The US dollar may be stable, taking a slight dip now and again against the Japanese yen, Euro and Sterling pound, but it is on its strongest streak in nearly five years.
Nevertheless, emerging market currencies appear to have bucked the trend.
Brazil’s real on Thursday continued two days of growth coming in at 3.0574 against the greenback.
The dollar has fallen nearly 75 per cent against the real year on year, largely due to invention from the central bank.
South Africa’s rand has also strengthened over the past month coming in at 12.91 to the dollar. The dollar has weakened by 18 per cent against the rand since the same period last year.
It’s pretty much the same story with the Russian ruble. The dollar fell by 0.19 per cent to 57.10 rubles on Thursday; it fell nearly 27 per cent against the ruble year on year.

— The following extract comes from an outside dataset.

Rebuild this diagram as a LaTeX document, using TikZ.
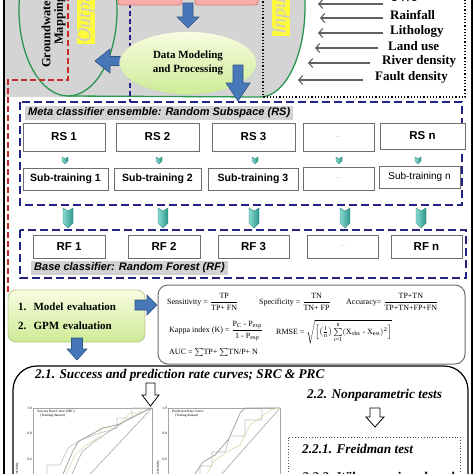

According to the Emerging Portfolio Fund Research (EPFR Global) group, emerging market stocks and bonds have seen $11 billion inflows since the start of 2017.
In Nigeria, for example, investors chases after a $1 billion bond up for grabs.
The gain in inflows was easing measures from the Japanese and Eurozone’s central banks and another pause in the U.S. Federal Reserve’s rate hiking cycle. EPFR Global’s Developed versus Emerging Markets Indicator is beginning to reflect the recent shift in favor of this fund group following a punishing fourth quarter and start to 2016,” an EPFR report said earlier this week.